Huit mois plus tard, le RN fait profil bas dans le débat à haut risque sur les retraites. Et désigne les turbulents « insoumis » pour dévier la fureur des fidèles d’Emmanuel Macron. Opération réussie. Gérald Darmanin accuse, au micro à l’Assemblée nationale, les troupes de Jean-Luc Mélenchon de « bordéliser » le pays, tandis que Sébastien Chenu, vice-président RN du Palais-Bourbon, arbitre les débats, paré de la respectueuse dénomination de « Monsieur le président ». Le RN, ancien Front national, s’est installé dans le paysage, au point que les dirigeants perçoivent Marine Le Pen, trois fois perdante au scrutin suprême, comme une présidente de la République en puissance.

Depuis le coup de tonnerre du 21 avril 2002, la peur de l’extrême droite surgit inévitablement à quelques mois d’un scrutin présidentiel, comme un appel au front républicain tenté de déserter les urnes. Cette fois, les inquiétudes s’expriment plus de quatre ans avant la prochaine échéance, alors qu’en Europe des leaders populistes, xénophobes et post-fascistes sont parvenus à crever leur plafond de verre. « La favorite en 2027, c’est Marine Le Pen. Elle poursuit sa course à la normalisation », confie l’ancien premier ministre Edouard Philippe. « Demain le pays peut basculer au Front national », dramatise le ministre de l’économie, Bruno Le Maire, disant y « penser chaque jour ».

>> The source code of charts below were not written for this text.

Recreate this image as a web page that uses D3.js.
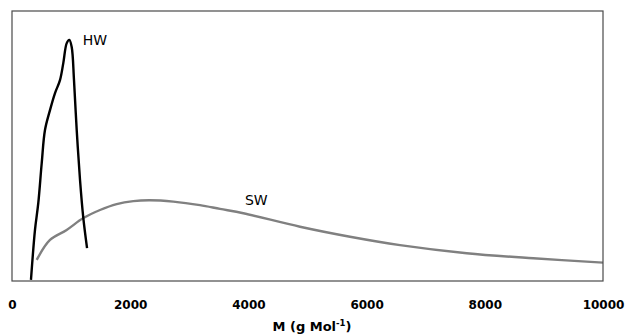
<!DOCTYPE html>
<html>
  <head>
    <script src="https://cdn.jsdelivr.net/npm/d3@7"></script>
    <style>
      body { margin: 0; background: #fff; }
      svg { display: block; }
    </style>
  </head>
  <body>
    <svg width="627" height="336" id="mainsvg"></svg>
    <script>
        // molar mass (g/mol) and relative intensity
        const hwM = [321, 389, 445, 503, 558, 643, 728, 812, 868, 926, 970, 1010, 1049, 1095, 1151, 1206, 1270];
        const hwY = [0.4, 18.9, 28.9, 43.7, 55.9, 63.3, 69.6, 74.4, 80.7, 88.1, 89.3, 86.7, 74.4, 55.9, 37.4, 23.5, 12.2];
        const swM = [418, 643, 925, 1207, 1489, 1771, 2053, 2335, 2729, 3181, 3519, 3914, 4873, 5719, 6565, 7694, 8821, 10000];
        const swY = [7.8, 15.2, 18.9, 23.3, 26.3, 28.5, 29.6, 29.9, 29.4, 28.1, 26.7, 25.1, 20.1, 16.4, 13.3, 10.3, 8.4, 6.8];
        const xTicks = [0, 2000, 4000, 6000, 8000, 10000];

        const svg = d3.select('#mainsvg');
        const margin = {top: 11, right: 24, bottom: 55, left: 12};
        const width = +svg.attr('width');
        const height = +svg.attr('height');
        const innerWidth = width - margin.left - margin.right;
        const innerHeight = height - margin.top - margin.bottom;
        const font = 'DejaVu Sans, sans-serif';

        svg.append('defs').append('clipPath').attr('id', 'clip')
        .append('rect').attr('width', innerWidth).attr('height', innerHeight);

        const g = svg.append('g').attr('transform', `translate(${margin.left}, ${margin.top})`);

        const x = d3.scaleLinear().domain([0, 10000]).range([0, innerWidth]);
        const y = d3.scaleLinear().domain([0, 100]).range([innerHeight, 0]);

        const line = d3.line().x(d => x(d[0])).y(d => y(d[1])).curve(d3.curveCatmullRom);

        const plot = g.append('g').attr('clip-path', 'url(#clip)');
        plot.append('path').datum(d3.zip(swM, swY))
        .attr('d', line).attr('fill', 'none').attr('stroke', '#808080').attr('stroke-width', 2.4);
        plot.append('path').datum(d3.zip(hwM, hwY))
        .attr('d', line).attr('fill', 'none').attr('stroke', '#000').attr('stroke-width', 2.4);

        g.append('rect').attr('width', innerWidth).attr('height', innerHeight)
        .attr('fill', 'none').attr('stroke', '#4a4a4a').attr('stroke-width', 1.2);

        // x axis labels only, no tick marks
        const xAxis = d3.axisBottom(x).tickValues(xTicks).tickFormat(d3.format('d'))
        .tickSize(0).tickPadding(19);
        const ax = g.append('g').attr('transform', `translate(0, ${innerHeight})`).call(xAxis);
        ax.select('.domain').remove();
        ax.attr('font-family', font).attr('font-size', 12);
        ax.selectAll('text').attr('font-weight', 'bold').attr('fill', '#000');

        const title = svg.append('text').attr('x', 312).attr('y', 331)
        .attr('text-anchor', 'middle').attr('font-family', font)
        .attr('font-size', 13).attr('font-weight', 'bold');
        title.append('tspan').text('M (g Mol');
        title.append('tspan').attr('dy', -5).attr('font-size', 8.5).text('-1');
        title.append('tspan').attr('dy', 5).text(')');

        g.append('text').attr('x', x(1196)).attr('y', y(87.4))
        .attr('font-family', font).attr('font-size', 14).text('HW');
        g.append('text').attr('x', x(3942)).attr('y', y(28.1))
        .attr('font-family', font).attr('font-size', 14).text('SW');
    </script>
  </body>
</html>
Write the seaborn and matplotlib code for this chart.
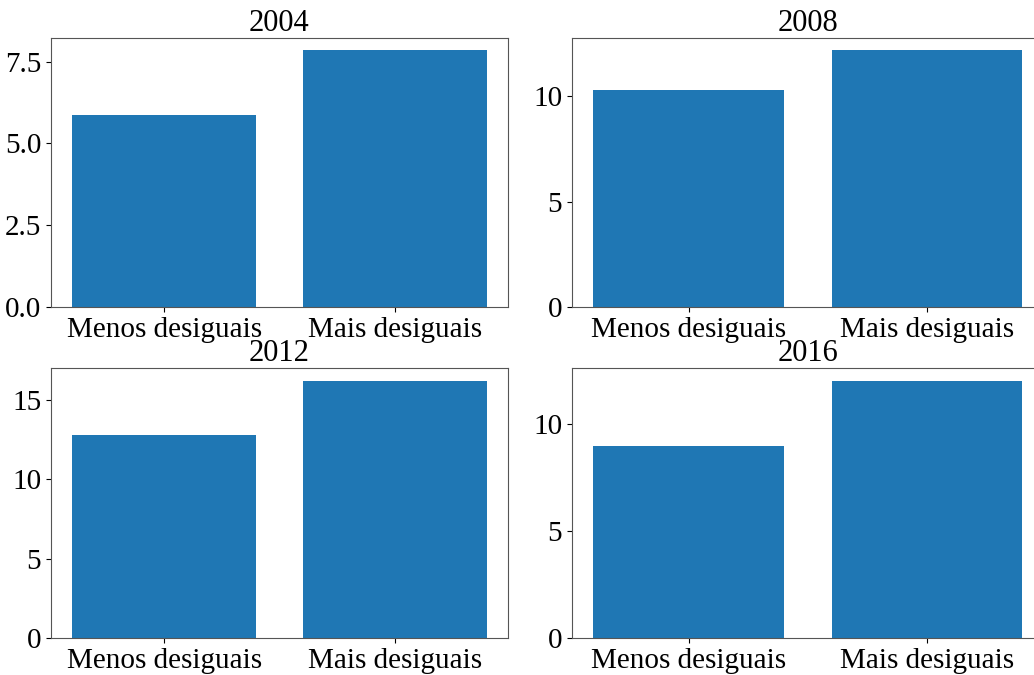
import matplotlib
matplotlib.use("Agg")
import matplotlib.pyplot as plt
import seaborn as sns
import pandas as pd

categories = ["Menos desiguais", "Mais desiguais"]
years = ["2004", "2008", "2012", "2016"]
values_2004 = [5.86, 7.84]
values_2008 = [10.30, 12.16]
values_2012 = [12.80, 16.17]
values_2016 = [9.00, 12.02]
all_values = [values_2004, values_2008, values_2012, values_2016]

plt.rcParams["font.family"] = ["Liberation Serif", "DejaVu Serif"]
plt.rcParams["font.size"] = 21

fig = plt.figure(figsize=(10.34, 6.75), dpi=100)
positions = [
    [0.0493, 0.5452, 0.442, 0.399],
    [0.553, 0.5452, 0.4564, 0.399],
    [0.0493, 0.0548, 0.442, 0.3996],
    [0.553, 0.0548, 0.4564, 0.3996],
]

for year, vals, pos in zip(years, all_values, positions):
    ax = fig.add_axes(pos)
    df = pd.DataFrame({"grupo": categories, "valor": vals})
    sns.barplot(data=df, x="grupo", y="valor", color="#1f77b4",
                saturation=1, width=0.8, ax=ax)
    ax.set_xlim(-0.49, 1.49)
    ax.set_xlabel("")
    ax.set_ylabel("")
    ax.set_title(year, fontsize=22, pad=5)
    ax.tick_params(labelsize=21)
    for s in ax.spines.values():
        s.set_color("#555555")

fig.savefig("out.png", dpi=100)
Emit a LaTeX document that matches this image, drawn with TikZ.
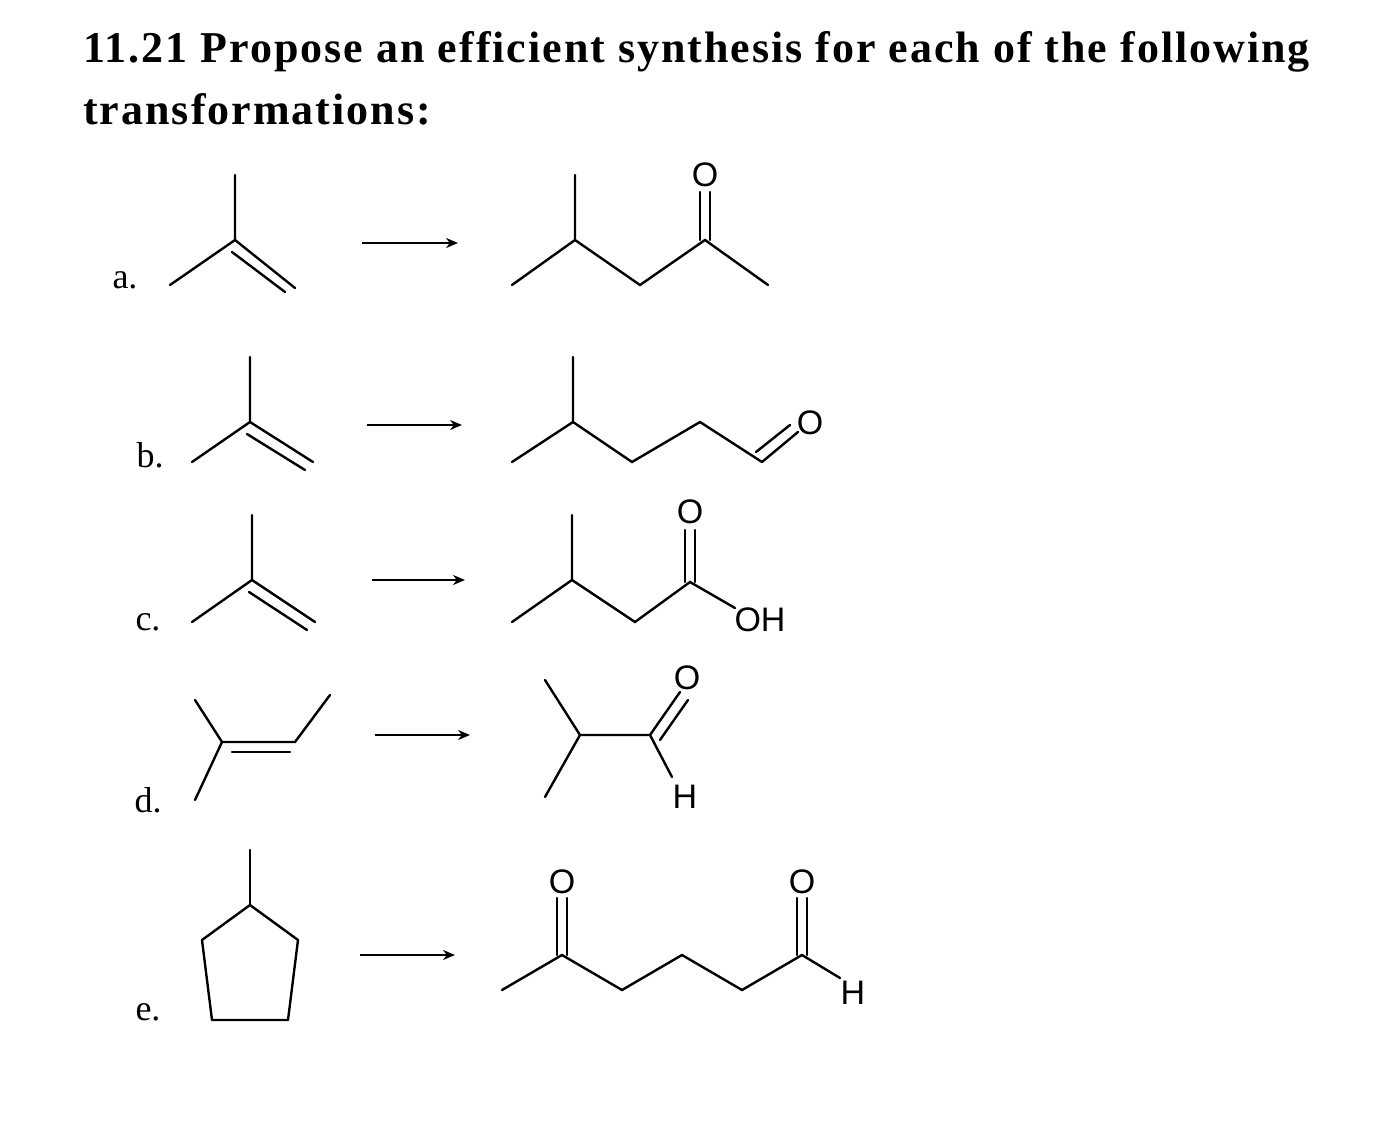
\documentclass[tikz,border=0pt]{standalone}
\usepackage{fontspec}
\setmainfont{Liberation Serif}
\newfontfamily\atomfont{Liberation Sans}
\newfontfamily\titlefont[LetterSpace=4.5]{Liberation Serif}
\usetikzlibrary{arrows.meta}
\begin{document}
\begin{tikzpicture}[x=0.5pt,y=-0.5pt,
  bond/.style={line width=1.2pt,line cap=round},
  rxn/.style={line width=1.1pt,-{Stealth[length=6pt,width=5pt]}},
  atom/.style={font=\atomfont\fontsize{17}{17}\selectfont,inner sep=0pt},
  lab/.style={font=\fontsize{18}{18}\selectfont,inner sep=0pt},
  title/.style={font=\titlefont\bfseries\fontsize{22}{26}\selectfont,anchor=base west,inner sep=0pt}]
\useasboundingbox (0,0) rectangle (1394,1124);
\node[title] (t1) at (83,62) {11.21 Propose an efficient synthesis for each of the following};
\node[title] (t2) at (83,124) {transformations:};
% a
\node[lab] (la) at (125,280) {a.};
\draw[bond] (235,175)--(235,240)--(170,285) (235,240)--(295,288);
\draw[bond] (232,252)--(285,292);
\draw[rxn] (362,243)--(458,243);
\draw[bond] (575,175)--(575,240)--(512,285) (575,240)--(640,285)--(705,240)--(768,285);
\draw[bond] (700,240)--(700,192) (710,240)--(710,192);
\node[atom] (oa) at (705,175) {O};
% b
\node[lab] (lb) at (150,455) {b.};
\draw[bond] (250,357)--(250,422)--(192,462) (250,422)--(313,462);
\draw[bond] (247,434)--(305,470);
\draw[rxn] (367,425)--(462,425);
\draw[bond] (573,357)--(573,422)--(512,462) (573,422)--(632,462)--(700,422)--(762,462);
\draw[bond] (762,462)--(798,432) (756,452)--(790,425);
\node[atom] (ob) at (810,423) {O};
% c
\node[lab] (lc) at (148,622) {c.};
\draw[bond] (252,515)--(252,580)--(192,622) (252,580)--(315,622);
\draw[bond] (249,592)--(307,630);
\draw[rxn] (372,580)--(465,580);
\draw[bond] (572,515)--(572,580)--(512,622) (572,580)--(635,622)--(690,582)--(735,608);
\draw[bond] (685,582)--(685,530) (695,582)--(695,530);
\node[atom] (oc) at (690,512) {O};
\node[atom] (ohc) at (760,620) {OH};
% d
\node[lab] (ld) at (148,800) {d.};
\draw[bond] (195,700)--(222,742)--(195,800) (222,742)--(295,742)--(330,695);
\draw[bond] (232,752)--(290,752);
\draw[rxn] (375,735)--(470,735);
\draw[bond] (545,680)--(580,735)--(545,797) (580,735)--(650,735)--(672,777);
\draw[bond] (650,735)--(680,692) (660,740)--(688,700);
\node[atom] (od) at (687,678) {O};
\node[atom] (hd) at (685,797) {H};
% e
\node[lab] (le) at (148,1012) {e.};
\draw[bond] (250,850)--(250,905);
\draw[bond,line join=round] (250,905)--(298,940)--(288,1020)--(212,1020)--(202,940)--cycle;
\draw[rxn] (360,955)--(455,955);
\draw[bond] (502,990)--(562,955)--(622,990)--(682,955)--(742,990)--(802,955)--(840,978);
\draw[bond] (557,955)--(557,898) (567,955)--(567,898);
\draw[bond] (797,955)--(797,898) (807,955)--(807,898);
\node[atom] (oe1) at (562,882) {O};
\node[atom] (oe2) at (802,882) {O};
\node[atom] (he) at (853,993) {H};
\end{tikzpicture}
\end{document}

Emmanuel Macron est « peut-être le dernier président de la République démocrate », lâche Marlène Schiappa, secrétaire d’Etat aux associations. « Des signaux inquiétants montrent que c’est possible. Le Pen n’est plus la challengeuse, elle est la favorite », s’affole encore l’eurodéputé Pascal Canfin, membre du parti présidentiel Renaissance. Un saut dans l’inconnu qui donne le vertige aux plus anciens. « Ce n’est pas son programme qui m’inquiète, c’est la violence que cela libère, c’est l’extrémisme des braves gens », met en garde l’ancien premier ministre Jean-Pierre Raffarin.